KA: How do you select your investments?
JE: As we are 100% funded by the state, the companies and funds we invest in should have a clear link to Norway, for example they could be Norway-based companies or funds or employ Norwegian staff. When we assess a company for investment, one of the things we look for is its ability to scale on a global basis. We also look at how it compares to similar companies elsewhere in the world, to make sure it can maintain a competitive edge.
At the moment, we are seeing a huge funding gap in industrial and other hard tech ventures. We cannot solve the climate crisis by investing in software solutions alone and Nysnø is currently looking at opportunities in green steel and battery cell technology, among other areas.
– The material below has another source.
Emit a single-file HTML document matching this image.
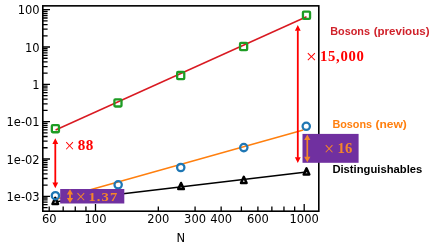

These are very capital intensive industries that desperately need funding and in which we would invest between 70m-200m NOK (€6m-€17m) compared to the 30m -100m NOK (€2.6m-€8.7m) we would typically invest in a traditional software venture.
We recently managed to complete our first exit from Greenbird, a data company helping utilities simplify the complexity of Big Data integration as part of the transition to smarter more sustainable energy. We sold our shares to General Electric, which demonstrates our ability to identify and scale successful climate tech investments.
KA: What are the investment challenges facing Nysnø?
JE: Unlike the general partners in a typical venture capital fund who have to go out and raise capital from investors, the money Nysnø has at its disposal is determined by the yearly state budget, from which it is allocated funds each year.
When you have to rely on the state budget it can make it difficult to plan ahead as you have less visibility with regards to how much you will have to invest and therefore how much you can allocate to any given company or fund in your portfolio. Every year, we have to compete for funds with other public spending budgets, such as in education or in healthcare.
Today, we are also limited in our impact by the need to invest in companies and funds that that have a clear link to Norway. The climate crisis does not have state boundaries and although we do have exposure to funds outside Norway, such as AP Ventures in the UK and Energy Impact Partners in the US, both of whom have a presence in Norway, we would like to extend our mandate to a broader range of companies and funds.
KA: With oil and gas still the largest sector in Norway, how is the energy transition changing the shape of the Norwegian economy and what role does Nysnø have to play in the transition and in overcoming the challenges in the adoption of climate tech?
JE: The energy transition will not happen overnight and the oil and gas sector still has a role to play. But we need to acknowledge that the oil and gas industry has had to be heavily subsidised to get to where it is today and the same dynamics are now needed for clean tech and climate impact technologies.
Looking ahead, at Nysnø we see our role as derisking the investment arena to allow private capital to be deployed into climate tech, including bridging the risk gap for international investors.
We have also been heavily involved in Project Frame, an international non-profit programme looking to improve Impact Measurement and Management (IMM) standards for climate-driven investments, where we have been spearheading a project to build a framework that will accurately measure and assign avoided emissions to various actors within a given value chain, helping to do away with greenwashing and exaggerated claims of impact.
This year, the Norwegian government announced it would allocate an additional 1.85bn NOK (€161m) to Nysnø, bringing our total assets under management to 5.35bn NOK (€466m), underscoring their trust in us and our ability to play a pivotal role in the energy transition.